Je suis arrivé à Nice puis de Nice à Marseille, en train. A la gare j’ai rencontré une femme bénévole qui m’a dit d’aller à la station de police où les différentes associations viennent chercher les mineurs non accompagnés. On m’a emmené passer la nuit dans un foyer. Le monsieur qui gère le foyer a conseillé à ceux qui avaient des extraits de naissance sur eux d’aller à Nîmes, parce qu’il n’y avait pas assez de place dans ce foyer marseillais. Alors je suis venu à Nîmes où j’ai rencontré Muriel, une femme qui gérait un foyer. Cette femme m’a accompagné au Département. J’ai trouvé des jeunes là-bas. Au Département ils ont examiné nos documents et ils nous ont donné une carte pour aller à Acotel où ils logent les mineurs en attendant leurs évaluations. J’ai passé 2 semaines avant d’être évalué. Après qu’ils aient confirmé que j’étais mineur, ils m’ont transféré à Uzès dans l’association Pluriels, chargée des MNA par l’Aide sociale à l’enfance. Là, j’ai eu la chance de rencontrer des éducateurs qui m’ont beaucoup aidé et qui m’aident toujours. Des bénévoles qui m’ont donné des cours de rattrapage dans toutes les matières, l’association CCARU qui est là pour aider les étrangers dans tous les domaines et m’ont proposé le parrainage.
Actuellement je suis en contrat d’apprentissage CAP à Nîmes dans une entreprise d’électricité industrielle qui s’appelle SOBELEC.
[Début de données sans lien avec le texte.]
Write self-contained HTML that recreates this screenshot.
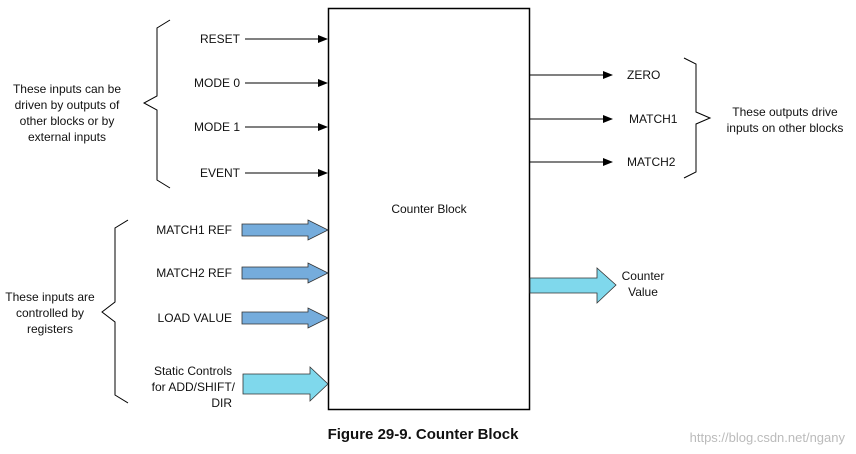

Je remercie mon Patron Dominique BEILLOT pour sa confiance, ses encouragements et sa compréhension envers moi.

CONCLUSION

Cette année je vais passer mon diplôme CAP. Dans l’avenir je souhaite faire un BP, devenir un bon professionnel, me marier et avoir des enfants.

Je remercie toutes les personnes qui m’ont aidé de près et de loin et qui continuent toujours. Je sais que sans eux, peut-être je ne serais pas là où je suis aujourd’hui. Je remercie les conférences du Temple qui nous ont permis de nous exprimer devant vous.

Enfin je remercie la France, le pays des Droits de l’Homme, qui m’a accueilli. J’espère accomplir de grandes choses ici.